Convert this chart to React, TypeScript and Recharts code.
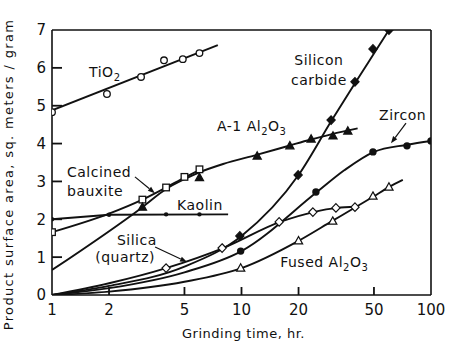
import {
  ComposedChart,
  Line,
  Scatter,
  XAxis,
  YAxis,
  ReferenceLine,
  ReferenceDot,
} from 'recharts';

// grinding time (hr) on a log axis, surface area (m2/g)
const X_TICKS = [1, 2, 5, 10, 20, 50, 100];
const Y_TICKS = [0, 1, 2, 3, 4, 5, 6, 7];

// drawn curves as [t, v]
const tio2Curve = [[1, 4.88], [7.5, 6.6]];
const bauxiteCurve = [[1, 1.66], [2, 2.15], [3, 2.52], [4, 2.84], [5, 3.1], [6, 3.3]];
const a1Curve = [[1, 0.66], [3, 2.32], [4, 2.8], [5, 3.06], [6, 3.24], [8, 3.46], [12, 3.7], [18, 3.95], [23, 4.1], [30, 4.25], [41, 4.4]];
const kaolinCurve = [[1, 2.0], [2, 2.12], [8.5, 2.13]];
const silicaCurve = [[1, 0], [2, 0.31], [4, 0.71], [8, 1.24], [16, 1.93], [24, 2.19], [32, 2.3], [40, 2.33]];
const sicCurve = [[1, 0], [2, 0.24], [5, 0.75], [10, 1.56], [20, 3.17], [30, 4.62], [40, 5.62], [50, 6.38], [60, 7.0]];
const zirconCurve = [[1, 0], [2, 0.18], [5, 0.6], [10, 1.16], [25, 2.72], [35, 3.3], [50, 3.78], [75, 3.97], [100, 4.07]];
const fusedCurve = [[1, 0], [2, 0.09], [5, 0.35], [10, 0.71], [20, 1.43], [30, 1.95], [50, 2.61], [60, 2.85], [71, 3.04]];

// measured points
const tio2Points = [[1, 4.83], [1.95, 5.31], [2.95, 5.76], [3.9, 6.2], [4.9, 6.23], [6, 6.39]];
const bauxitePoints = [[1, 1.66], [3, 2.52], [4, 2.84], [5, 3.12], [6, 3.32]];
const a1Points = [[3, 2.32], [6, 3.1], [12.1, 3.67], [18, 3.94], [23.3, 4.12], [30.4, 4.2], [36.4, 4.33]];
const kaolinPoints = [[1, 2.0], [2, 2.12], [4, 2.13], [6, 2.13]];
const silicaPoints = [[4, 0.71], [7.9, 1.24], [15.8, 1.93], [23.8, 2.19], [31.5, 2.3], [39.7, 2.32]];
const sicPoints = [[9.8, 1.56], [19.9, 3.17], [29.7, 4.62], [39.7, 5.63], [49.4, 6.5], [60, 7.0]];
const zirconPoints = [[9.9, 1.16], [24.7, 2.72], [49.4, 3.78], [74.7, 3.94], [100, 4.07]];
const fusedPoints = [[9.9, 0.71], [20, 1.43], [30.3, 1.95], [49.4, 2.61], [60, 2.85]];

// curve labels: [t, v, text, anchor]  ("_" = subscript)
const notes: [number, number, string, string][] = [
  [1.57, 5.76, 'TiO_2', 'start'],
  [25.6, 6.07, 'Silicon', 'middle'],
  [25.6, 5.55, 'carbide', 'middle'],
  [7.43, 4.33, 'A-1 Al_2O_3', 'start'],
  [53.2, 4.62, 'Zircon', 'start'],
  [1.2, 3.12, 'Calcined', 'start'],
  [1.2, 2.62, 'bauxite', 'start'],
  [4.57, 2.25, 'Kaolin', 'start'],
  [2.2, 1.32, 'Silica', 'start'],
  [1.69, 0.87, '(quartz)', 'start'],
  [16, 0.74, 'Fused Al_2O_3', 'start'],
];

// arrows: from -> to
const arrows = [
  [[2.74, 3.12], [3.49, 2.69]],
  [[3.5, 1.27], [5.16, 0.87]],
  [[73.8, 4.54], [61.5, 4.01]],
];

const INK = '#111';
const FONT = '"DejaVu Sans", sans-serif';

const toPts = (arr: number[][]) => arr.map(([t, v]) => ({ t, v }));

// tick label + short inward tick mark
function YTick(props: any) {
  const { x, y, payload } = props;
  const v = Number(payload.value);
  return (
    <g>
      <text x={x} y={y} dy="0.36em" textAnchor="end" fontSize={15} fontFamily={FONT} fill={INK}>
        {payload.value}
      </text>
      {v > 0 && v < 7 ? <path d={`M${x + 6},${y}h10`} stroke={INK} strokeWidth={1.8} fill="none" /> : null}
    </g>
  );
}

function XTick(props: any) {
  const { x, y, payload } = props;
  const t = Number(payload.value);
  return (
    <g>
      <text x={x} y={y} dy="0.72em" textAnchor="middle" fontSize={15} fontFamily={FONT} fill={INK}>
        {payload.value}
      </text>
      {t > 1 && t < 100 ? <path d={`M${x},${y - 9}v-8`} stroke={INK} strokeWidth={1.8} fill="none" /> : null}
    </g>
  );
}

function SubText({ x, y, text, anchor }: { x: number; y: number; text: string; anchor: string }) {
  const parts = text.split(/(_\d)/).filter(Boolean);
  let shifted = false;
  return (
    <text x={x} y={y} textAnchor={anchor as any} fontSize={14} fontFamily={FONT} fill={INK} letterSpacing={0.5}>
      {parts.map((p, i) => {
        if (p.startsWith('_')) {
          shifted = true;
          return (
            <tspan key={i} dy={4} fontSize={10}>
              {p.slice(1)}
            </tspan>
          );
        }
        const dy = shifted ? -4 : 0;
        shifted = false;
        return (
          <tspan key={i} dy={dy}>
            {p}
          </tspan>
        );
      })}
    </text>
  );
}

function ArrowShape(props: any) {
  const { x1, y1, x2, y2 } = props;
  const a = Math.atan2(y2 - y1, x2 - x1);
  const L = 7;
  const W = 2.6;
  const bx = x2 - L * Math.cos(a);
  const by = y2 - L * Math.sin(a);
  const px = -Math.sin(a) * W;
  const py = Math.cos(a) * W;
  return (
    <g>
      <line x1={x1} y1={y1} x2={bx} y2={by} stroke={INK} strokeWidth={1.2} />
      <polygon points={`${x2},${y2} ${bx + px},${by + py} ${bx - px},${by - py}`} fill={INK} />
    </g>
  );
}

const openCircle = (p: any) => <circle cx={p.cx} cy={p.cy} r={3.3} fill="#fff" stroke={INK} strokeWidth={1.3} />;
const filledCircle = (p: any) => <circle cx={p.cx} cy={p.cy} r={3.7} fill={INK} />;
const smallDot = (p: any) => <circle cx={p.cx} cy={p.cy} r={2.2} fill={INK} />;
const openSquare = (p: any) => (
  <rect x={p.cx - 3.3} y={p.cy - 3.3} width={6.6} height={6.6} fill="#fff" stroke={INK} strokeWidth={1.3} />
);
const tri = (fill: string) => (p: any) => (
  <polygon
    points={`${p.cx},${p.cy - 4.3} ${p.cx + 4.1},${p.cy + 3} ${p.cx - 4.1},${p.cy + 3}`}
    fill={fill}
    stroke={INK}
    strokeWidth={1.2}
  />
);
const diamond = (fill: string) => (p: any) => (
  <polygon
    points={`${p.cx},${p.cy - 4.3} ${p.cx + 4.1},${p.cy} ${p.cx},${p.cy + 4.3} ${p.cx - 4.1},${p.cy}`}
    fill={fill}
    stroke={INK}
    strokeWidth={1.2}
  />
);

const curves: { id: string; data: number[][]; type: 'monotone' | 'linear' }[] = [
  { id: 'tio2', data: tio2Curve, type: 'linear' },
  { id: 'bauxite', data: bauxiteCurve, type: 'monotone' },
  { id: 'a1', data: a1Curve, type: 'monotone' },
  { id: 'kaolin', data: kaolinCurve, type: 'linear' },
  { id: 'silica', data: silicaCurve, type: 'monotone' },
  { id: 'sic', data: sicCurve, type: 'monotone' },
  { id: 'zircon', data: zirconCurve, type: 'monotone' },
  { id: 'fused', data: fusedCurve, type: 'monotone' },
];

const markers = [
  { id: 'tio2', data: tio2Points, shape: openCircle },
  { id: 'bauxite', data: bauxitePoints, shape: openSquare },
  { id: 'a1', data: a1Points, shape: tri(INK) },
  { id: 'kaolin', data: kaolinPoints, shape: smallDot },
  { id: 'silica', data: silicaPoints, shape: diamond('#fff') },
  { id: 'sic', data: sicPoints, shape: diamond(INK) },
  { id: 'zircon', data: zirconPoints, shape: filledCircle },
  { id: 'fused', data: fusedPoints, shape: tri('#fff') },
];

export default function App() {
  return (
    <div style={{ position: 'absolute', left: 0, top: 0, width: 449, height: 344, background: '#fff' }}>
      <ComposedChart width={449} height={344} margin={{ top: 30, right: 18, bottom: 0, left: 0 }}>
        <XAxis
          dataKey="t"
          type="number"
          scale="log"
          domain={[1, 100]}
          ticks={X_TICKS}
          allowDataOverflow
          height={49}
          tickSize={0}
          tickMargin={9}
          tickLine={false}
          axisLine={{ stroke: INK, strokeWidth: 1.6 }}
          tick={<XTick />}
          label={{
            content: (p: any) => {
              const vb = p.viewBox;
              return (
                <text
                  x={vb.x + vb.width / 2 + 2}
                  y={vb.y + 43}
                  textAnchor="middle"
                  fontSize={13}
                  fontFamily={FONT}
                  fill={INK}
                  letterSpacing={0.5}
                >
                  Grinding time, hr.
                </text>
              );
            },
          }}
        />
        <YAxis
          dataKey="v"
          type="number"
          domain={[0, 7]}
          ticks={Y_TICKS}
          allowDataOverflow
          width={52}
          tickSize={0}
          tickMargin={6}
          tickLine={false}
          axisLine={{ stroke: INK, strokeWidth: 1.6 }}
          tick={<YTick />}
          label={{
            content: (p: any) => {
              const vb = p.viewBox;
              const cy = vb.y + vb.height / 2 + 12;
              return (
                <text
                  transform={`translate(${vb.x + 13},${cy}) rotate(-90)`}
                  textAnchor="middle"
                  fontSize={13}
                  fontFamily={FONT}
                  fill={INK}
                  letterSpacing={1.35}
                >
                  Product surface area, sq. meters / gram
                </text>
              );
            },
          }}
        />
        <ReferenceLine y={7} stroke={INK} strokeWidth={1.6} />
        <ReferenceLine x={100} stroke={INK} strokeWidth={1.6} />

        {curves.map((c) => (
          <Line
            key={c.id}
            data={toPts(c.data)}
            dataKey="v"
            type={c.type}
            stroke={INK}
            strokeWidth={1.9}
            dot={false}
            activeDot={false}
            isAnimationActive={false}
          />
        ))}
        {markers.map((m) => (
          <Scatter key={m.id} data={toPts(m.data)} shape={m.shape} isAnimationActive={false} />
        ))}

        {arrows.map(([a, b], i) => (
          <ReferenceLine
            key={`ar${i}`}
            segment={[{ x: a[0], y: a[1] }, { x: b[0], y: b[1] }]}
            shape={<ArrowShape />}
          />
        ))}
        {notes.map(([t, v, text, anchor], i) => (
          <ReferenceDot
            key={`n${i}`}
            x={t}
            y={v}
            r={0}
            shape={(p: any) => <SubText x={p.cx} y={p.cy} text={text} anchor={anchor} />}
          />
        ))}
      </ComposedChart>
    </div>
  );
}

□ □ □

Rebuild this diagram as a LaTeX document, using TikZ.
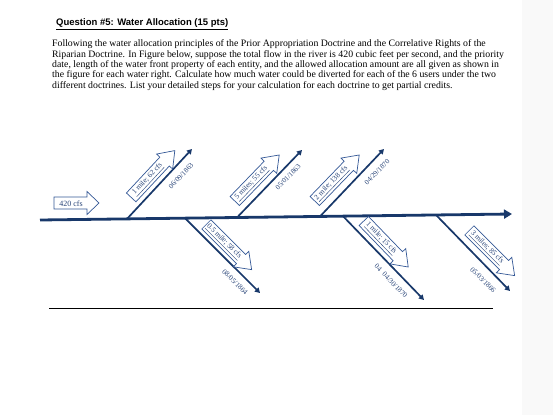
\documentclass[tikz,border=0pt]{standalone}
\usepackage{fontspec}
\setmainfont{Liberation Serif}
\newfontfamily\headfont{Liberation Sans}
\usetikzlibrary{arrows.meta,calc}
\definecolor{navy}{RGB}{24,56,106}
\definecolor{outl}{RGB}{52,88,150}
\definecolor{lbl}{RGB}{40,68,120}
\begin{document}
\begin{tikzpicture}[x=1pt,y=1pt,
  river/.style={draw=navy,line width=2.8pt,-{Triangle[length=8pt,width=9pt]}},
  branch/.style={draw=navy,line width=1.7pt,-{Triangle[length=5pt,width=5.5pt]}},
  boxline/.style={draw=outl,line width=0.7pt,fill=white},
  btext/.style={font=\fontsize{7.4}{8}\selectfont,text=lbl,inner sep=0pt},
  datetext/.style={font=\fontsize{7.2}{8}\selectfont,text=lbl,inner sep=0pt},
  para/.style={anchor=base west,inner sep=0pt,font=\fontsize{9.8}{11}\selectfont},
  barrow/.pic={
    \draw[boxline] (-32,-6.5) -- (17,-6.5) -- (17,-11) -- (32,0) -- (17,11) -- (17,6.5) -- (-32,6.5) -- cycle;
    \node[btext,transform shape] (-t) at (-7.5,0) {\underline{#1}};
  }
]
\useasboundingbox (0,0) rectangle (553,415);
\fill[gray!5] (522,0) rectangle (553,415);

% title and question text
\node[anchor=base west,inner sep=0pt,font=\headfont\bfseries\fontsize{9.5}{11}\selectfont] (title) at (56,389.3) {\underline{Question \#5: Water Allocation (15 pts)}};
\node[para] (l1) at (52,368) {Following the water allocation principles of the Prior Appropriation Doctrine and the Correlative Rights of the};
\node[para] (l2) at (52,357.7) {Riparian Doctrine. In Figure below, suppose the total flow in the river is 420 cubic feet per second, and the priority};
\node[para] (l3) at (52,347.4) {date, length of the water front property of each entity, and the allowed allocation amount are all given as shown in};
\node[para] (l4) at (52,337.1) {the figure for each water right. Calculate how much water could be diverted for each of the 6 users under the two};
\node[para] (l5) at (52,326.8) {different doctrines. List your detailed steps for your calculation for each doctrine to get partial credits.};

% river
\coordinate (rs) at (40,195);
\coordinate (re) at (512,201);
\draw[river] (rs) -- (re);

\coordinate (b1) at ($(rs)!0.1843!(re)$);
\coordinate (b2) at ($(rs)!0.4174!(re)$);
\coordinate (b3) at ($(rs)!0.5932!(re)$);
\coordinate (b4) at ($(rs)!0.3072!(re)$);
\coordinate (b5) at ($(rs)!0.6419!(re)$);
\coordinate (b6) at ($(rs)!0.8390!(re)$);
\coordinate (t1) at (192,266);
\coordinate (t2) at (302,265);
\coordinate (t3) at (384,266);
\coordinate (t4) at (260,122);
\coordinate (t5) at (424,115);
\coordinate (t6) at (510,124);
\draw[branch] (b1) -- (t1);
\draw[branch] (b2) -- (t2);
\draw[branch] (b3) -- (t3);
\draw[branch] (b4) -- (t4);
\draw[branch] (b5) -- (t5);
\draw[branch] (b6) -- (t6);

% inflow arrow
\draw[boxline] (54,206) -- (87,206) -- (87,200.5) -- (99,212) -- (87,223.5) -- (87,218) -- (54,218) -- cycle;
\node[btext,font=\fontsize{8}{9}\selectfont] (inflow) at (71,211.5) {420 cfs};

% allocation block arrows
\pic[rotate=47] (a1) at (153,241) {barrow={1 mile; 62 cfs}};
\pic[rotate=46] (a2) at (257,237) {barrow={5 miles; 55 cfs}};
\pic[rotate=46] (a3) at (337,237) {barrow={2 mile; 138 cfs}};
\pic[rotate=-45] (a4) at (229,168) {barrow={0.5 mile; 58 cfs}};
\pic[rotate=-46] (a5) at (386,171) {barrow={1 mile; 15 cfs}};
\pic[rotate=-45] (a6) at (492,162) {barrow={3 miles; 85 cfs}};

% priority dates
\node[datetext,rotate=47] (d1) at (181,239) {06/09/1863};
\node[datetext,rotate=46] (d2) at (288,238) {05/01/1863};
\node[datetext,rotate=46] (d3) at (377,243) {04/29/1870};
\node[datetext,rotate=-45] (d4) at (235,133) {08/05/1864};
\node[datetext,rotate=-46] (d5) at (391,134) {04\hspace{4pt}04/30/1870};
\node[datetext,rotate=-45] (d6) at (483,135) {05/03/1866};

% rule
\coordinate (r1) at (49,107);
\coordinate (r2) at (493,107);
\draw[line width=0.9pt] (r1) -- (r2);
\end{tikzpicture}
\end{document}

□ □ □

- _Instruction_: Only the number is wanted: how many lines contain the string "this"?

- _Exercise output_: 2